Direct crystallographic observation of catalytic reactions inside the pores of a flexible coordination polymer.

A new flexible porous coordination polymer (PCP), {[Gd(2)(L)(3)(dmf)(4)]·4DMF·3H(2)O}(n) (1), was synthesized under solvothermal condition by reacting [Gd(NO(3))(3)]·6H(2)O with the ligand 2,6,2',6'-tetranitro-biphenyl-4,4'-dicarboxylic acid (H(2)L). Compound 1 had a 3D coordination polymeric structure with two types of 1D channels (A and B) that were occupied by DMF and water molecules. When crystals of 1 were separately exposed to vapors of various aromatic aldehydes, either the lattice or both the lattice and metal-bound solvent molecules were replaced by aldehyde molecules. The aldehyde molecules inside the pores spontaneously underwent cyanosilylation and Knoevenagel condensation reactions upon exposure to vapors of trimethylsilyl cyanide and malononitrile, respectively.
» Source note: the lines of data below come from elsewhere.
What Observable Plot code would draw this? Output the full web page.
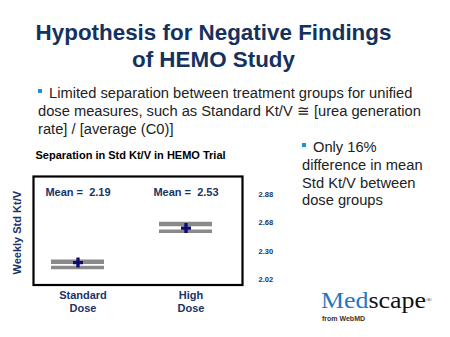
<!DOCTYPE html>
<html>
<head>
<meta charset="utf-8">
<script src="https://cdn.jsdelivr.net/npm/d3@7"></script>
<script src="https://cdn.jsdelivr.net/npm/@observablehq/plot@0.6"></script>
<style>
  html, body { margin: 0; padding: 0; background: #fff; }
  #page { position: relative; width: 450px; height: 337px; overflow: hidden; background: #fff; font-family: "Liberation Sans", Arial, sans-serif; }
  .abs { position: absolute; white-space: nowrap; }
  .title { left: 0; width: 427px; text-align: center; font-size: 22.4px; font-weight: bold; color: #15315e; line-height: 27px; top: 19px; }
  .body { font-size: 14.7px; color: #222; line-height: 17.8px; }
  .bullet { display: inline-block; width: 4px; height: 4px; background: #1e8fd6; vertical-align: middle; margin-right: 7px; position: relative; top: -3px; }
  #chart { position: absolute; left: 0; top: 140px; }
  #chart svg [aria-label="y-axis tick label"] text, #chart svg [aria-label="y-axis"] text { font-size: 7.5px; font-weight: bold; fill: #1a3366; }
  .logo { left: 321px; top: 286px; font-family: "Liberation Serif", "Times New Roman", serif; font-size: 24px; line-height: 28px; transform: scaleX(1.08); transform-origin: left top; }
  .from { left: 322px; top: 315px; font-size: 7px; font-weight: bold; color: #333; line-height: 8px; }
</style>
</head>
<body>
<div id="page">
  <div class="abs title">Hypothesis for Negative Findings<br>of HEMO Study</div>
  <div class="abs body" style="left:38px; top:85px;"><span class="bullet"></span>Limited separation between treatment groups for unified<br>dose measures, such as Standard Kt/V ≅ [urea generation<br>rate] / [average (C0)]</div>
  <div class="abs body" style="left:302px; top:139px;"><span class="bullet"></span>Only 16%<br>difference in mean<br>Std Kt/V between<br>dose groups</div>
  <div id="chart"></div>
  <div class="abs logo"><span style="color:#1f78c1">Med</span><span style="color:#111">scape</span><span style="font-size:7px; vertical-align: top; color:#333">®</span></div>
  <div class="abs from">from WebMD</div>
</div>
<script>
const chartTitle = "Separation in Std Kt/V in HEMO Trial";
const yLabel = "Weekly Std Kt/V";
const groups = ["Standard Dose", "High Dose"];
const groupLabels = ["Standard\nDose", "High\nDose"];
const means = [2.19, 2.53];
const meanLabels = ["Mean =  2.19", "Mean =  2.53"];
const upperBar = [2.198, 2.571];
const lowerBar = [2.141, 2.499];
const tickValues = [2.02, 2.30, 2.58, 2.86];
const tickLabels = ["2.02", "2.30", "2.68", "2.88"];

const data = groups.map((g, i) => ({
  group: g, label: groupLabels[i], mean: means[i], meanLabel: meanLabels[i],
  upper: upperBar[i], lower: lowerBar[i]
}));

const navy = "#1a3366";
const chart = Plot.plot({
  width: 300,
  height: 180,
  marginTop: 36,
  marginBottom: 35.5,
  marginLeft: 33,
  marginRight: 58,
  style: { fontFamily: "'Liberation Sans', Arial, sans-serif", background: "white", overflow: "visible" },
  x: { type: "band", domain: groups, range: [50.5, 212.2], paddingInner: 0.512, paddingOuter: 0, axis: null },
  y: {
    domain: [1.969, 3.039],
    axis: "right",
    ticks: tickValues,
    tickFormat: d => tickLabels[tickValues.indexOf(d)],
    tickSize: 0,
    tickPadding: 16,
    label: null
  },
  marks: [
    Plot.tickY(data, { x: "group", y: "upper", stroke: "#8a8a8a", strokeWidth: 4.5 }),
    Plot.tickY(data, { x: "group", y: "lower", stroke: "#8a8a8a", strokeWidth: 3.5 }),
    Plot.dot(data, { x: "group", y: "mean", symbol: "cross", r: 4.2, fill: "#0d0d70", stroke: "none" }),
    Plot.text(data, { x: "group", text: "meanLabel", frameAnchor: "top", dy: 15.5, lineAnchor: "middle", fontSize: 11, fontWeight: "bold", fill: navy }),
    Plot.text(data, { x: "group", text: "label", frameAnchor: "bottom", dy: 16, dx: 5, lineAnchor: "middle", lineHeight: 1.18, fontSize: 11, fontWeight: "bold", fill: navy }),
    Plot.text([chartTitle], { frameAnchor: "top-left", dx: 2, dy: -21, textAnchor: "start", lineAnchor: "middle", fontSize: 11, fontWeight: "bold", fill: "#000" }),
    Plot.text([yLabel], { frameAnchor: "left", dx: -16, dy: 2, rotate: -90, textAnchor: "middle", lineAnchor: "middle", fontSize: 11, fontWeight: "bold", fill: navy }),
    Plot.frame({ stroke: "#000", strokeWidth: 2.2 })
  ]
});
document.getElementById("chart").appendChild(chart);
</script>
</body>
</html>
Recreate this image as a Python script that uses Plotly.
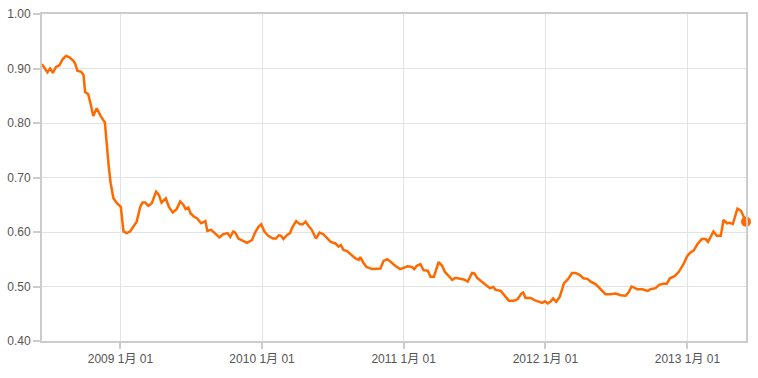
import plotly.graph_objects as go

dates = [
    "2008-06-13", "2008-06-27", "2008-07-04", "2008-07-11", "2008-07-19", "2008-07-28",
    "2008-08-05", "2008-08-14", "2008-08-22", "2008-09-02", "2008-09-07", "2008-09-12",
    "2008-09-22", "2008-09-28", "2008-10-02", "2008-10-10", "2008-10-17", "2008-10-23",
    "2008-11-01", "2008-11-11", "2008-11-22", "2008-11-27", "2008-12-02", "2008-12-07",
    "2008-12-14", "2008-12-23", "2009-01-02", "2009-01-09", "2009-01-17", "2009-01-26",
    "2009-02-03", "2009-02-12", "2009-02-21", "2009-02-27", "2009-03-06", "2009-03-14",
    "2009-03-23", "2009-04-03", "2009-04-10", "2009-04-17", "2009-04-28", "2009-05-06",
    "2009-05-16", "2009-05-26", "2009-06-04", "2009-06-12", "2009-06-18", "2009-06-25",
    "2009-07-01", "2009-07-10", "2009-07-18", "2009-07-28", "2009-08-08", "2009-08-13",
    "2009-08-23", "2009-09-02", "2009-09-13", "2009-09-23", "2009-10-04", "2009-10-11",
    "2009-10-19", "2009-10-24", "2009-11-01", "2009-11-12", "2009-11-23", "2009-12-06",
    "2009-12-14", "2009-12-23", "2009-12-30", "2010-01-07", "2010-01-17", "2010-01-29",
    "2010-02-06", "2010-02-13", "2010-02-19", "2010-02-25", "2010-03-06", "2010-03-14",
    "2010-03-21", "2010-03-30", "2010-04-09", "2010-04-16", "2010-04-23", "2010-05-01",
    "2010-05-09", "2010-05-20", "2010-05-29", "2010-06-08", "2010-06-17", "2010-06-27",
    "2010-07-09", "2010-07-17", "2010-07-23", "2010-07-30", "2010-08-08", "2010-08-18",
    "2010-08-29", "2010-09-07", "2010-09-11", "2010-09-18", "2010-09-27", "2010-10-12",
    "2010-10-23", "2010-11-02", "2010-11-10", "2010-11-20", "2010-11-29", "2010-12-10",
    "2010-12-23", "2011-01-01", "2011-01-11", "2011-01-22", "2011-01-28", "2011-02-04",
    "2011-02-13", "2011-02-21", "2011-03-04", "2011-03-11", "2011-03-20", "2011-04-01",
    "2011-04-10", "2011-04-17", "2011-04-27", "2011-05-06", "2011-05-14", "2011-05-25",
    "2011-06-05", "2011-06-15", "2011-06-26", "2011-07-02", "2011-07-09", "2011-07-19",
    "2011-07-31", "2011-08-11", "2011-08-20", "2011-08-26", "2011-09-08", "2011-09-18",
    "2011-09-29", "2011-10-12", "2011-10-22", "2011-10-31", "2011-11-05", "2011-11-11",
    "2011-11-24", "2011-12-04", "2011-12-15", "2011-12-24", "2011-12-31", "2012-01-07",
    "2012-01-14", "2012-01-21", "2012-01-29", "2012-02-07", "2012-02-18", "2012-02-28",
    "2012-03-10", "2012-03-19", "2012-03-30", "2012-04-08", "2012-04-18", "2012-04-27",
    "2012-05-10", "2012-05-22", "2012-06-04", "2012-06-17", "2012-06-30", "2012-07-13",
    "2012-07-26", "2012-08-03", "2012-08-10", "2012-08-17", "2012-08-25", "2012-09-07",
    "2012-09-15", "2012-09-21", "2012-09-28", "2012-10-11", "2012-10-20", "2012-10-31",
    "2012-11-09", "2012-11-17", "2012-11-29", "2012-12-10", "2012-12-22", "2012-12-31",
    "2013-01-08", "2013-01-17", "2013-01-27", "2013-02-07", "2013-02-17", "2013-02-23",
    "2013-03-02", "2013-03-09", "2013-03-18", "2013-03-28", "2013-04-04", "2013-04-13",
    "2013-04-19", "2013-04-28", "2013-05-10", "2013-05-19", "2013-06-01",
]

values = [
    0.908, 0.893, 0.900, 0.892, 0.903, 0.906,
    0.917, 0.923, 0.921, 0.914, 0.908, 0.896,
    0.894, 0.888, 0.857, 0.853, 0.833, 0.813,
    0.827, 0.813, 0.801, 0.757, 0.720, 0.689,
    0.662, 0.653, 0.646, 0.601, 0.598, 0.601,
    0.610, 0.619, 0.646, 0.654, 0.654, 0.648,
    0.653, 0.674, 0.668, 0.654, 0.662, 0.646,
    0.636, 0.642, 0.656, 0.650, 0.642, 0.645,
    0.634, 0.628, 0.625, 0.616, 0.620, 0.602,
    0.604, 0.598, 0.590, 0.596, 0.598, 0.591,
    0.601, 0.599, 0.588, 0.584, 0.580, 0.585,
    0.599, 0.610, 0.614, 0.601, 0.593, 0.588,
    0.588, 0.594, 0.593, 0.587, 0.594, 0.598,
    0.610, 0.620, 0.614, 0.614, 0.619, 0.611,
    0.604, 0.588, 0.599, 0.596, 0.590, 0.582,
    0.579, 0.573, 0.576, 0.567, 0.565, 0.558,
    0.552, 0.549, 0.554, 0.545, 0.536, 0.532,
    0.533, 0.533, 0.547, 0.550, 0.545, 0.538,
    0.532, 0.535, 0.537, 0.536, 0.532, 0.538,
    0.541, 0.530, 0.529, 0.518, 0.518, 0.545,
    0.538, 0.527, 0.520, 0.512, 0.516, 0.515,
    0.513, 0.509, 0.525, 0.524, 0.516, 0.510,
    0.503, 0.497, 0.499, 0.494, 0.492, 0.484,
    0.474, 0.474, 0.477, 0.487, 0.489, 0.479,
    0.479, 0.475, 0.472, 0.470, 0.473, 0.469,
    0.472, 0.478, 0.472, 0.481, 0.506, 0.513,
    0.525, 0.525, 0.521, 0.515, 0.514, 0.509,
    0.504, 0.495, 0.486, 0.486, 0.487, 0.484,
    0.483, 0.490, 0.500, 0.498, 0.495, 0.495,
    0.494, 0.492, 0.495, 0.497, 0.503, 0.505,
    0.505, 0.515, 0.519, 0.527, 0.541, 0.555,
    0.562, 0.566, 0.578, 0.587, 0.587, 0.582,
    0.591, 0.601, 0.593, 0.593, 0.622, 0.616,
    0.617, 0.615, 0.643, 0.639, 0.619,
]

x_tick_vals = ["2009-01-01", "2010-01-01", "2011-01-01", "2012-01-01", "2013-01-01"]
x_tick_text = ["2009 1月 01", "2010 1月 01", "2011 1月 01", "2012 1月 01", "2013 1月 01"]
y_tick_vals = [0.40, 0.50, 0.60, 0.70, 0.80, 0.90, 1.00]
y_tick_text = ["0.40", "0.50", "0.60", "0.70", "0.80", "0.90", "1.00"]

line_color = "#ff6a00"

fig = go.Figure()
fig.add_trace(go.Scatter(
    x=dates, y=values, mode="lines",
    line=dict(color=line_color, width=2.5),
    hoverinfo="x+y", showlegend=False,
))
fig.add_trace(go.Scatter(
    x=[dates[-1]], y=[values[-1]], mode="markers",
    marker=dict(color=line_color, size=10),
    cliponaxis=False, showlegend=False,
))

font_family = "Liberation Sans, Arial, Noto Sans CJK SC, sans-serif"

fig.update_layout(
    width=758, height=378,
    margin=dict(l=42, r=12, t=14, b=37),
    paper_bgcolor="white", plot_bgcolor="white",
    font=dict(family=font_family, size=12, color="#555555"),
    xaxis=dict(
        range=[dates[0], dates[-1]], automargin=False,
        tickmode="array", tickvals=x_tick_vals, ticktext=x_tick_text,
        showgrid=True, gridcolor="#e3e3e3", gridwidth=1,
        showline=True, linecolor="#cccccc", linewidth=2, mirror=True,
        ticks="outside", ticklen=6, tickcolor="#cccccc", tickwidth=2,
        zeroline=False, tickfont=dict(size=12, color="#555555"),
    ),
    yaxis=dict(
        range=[0.4, 1.0], automargin=False,
        tickmode="array", tickvals=y_tick_vals, ticktext=y_tick_text,
        showgrid=True, gridcolor="#e3e3e3", gridwidth=1,
        showline=True, linecolor="#cccccc", linewidth=2, mirror=True,
        ticks="outside", ticklen=7, tickcolor="#cccccc", tickwidth=2,
        zeroline=False, tickfont=dict(size=12, color="#555555"),
    ),
)

fig.write_html("out.html")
These reactions took place at ambient temperature and pressure. Moreover, both the reactants and the products translocated from one cavity to another. The products that occupied the cavity were expunged upon exposure to the vapors of an aldehyde. Because crystallinity was maintained during these chemical transformations, direct crystallographic observation was possible. Herein, we showed that confinement of the reactants inside the void spaces of the PCP led to the products; we also assessed catalytic activities of this PCP in bulk quantities.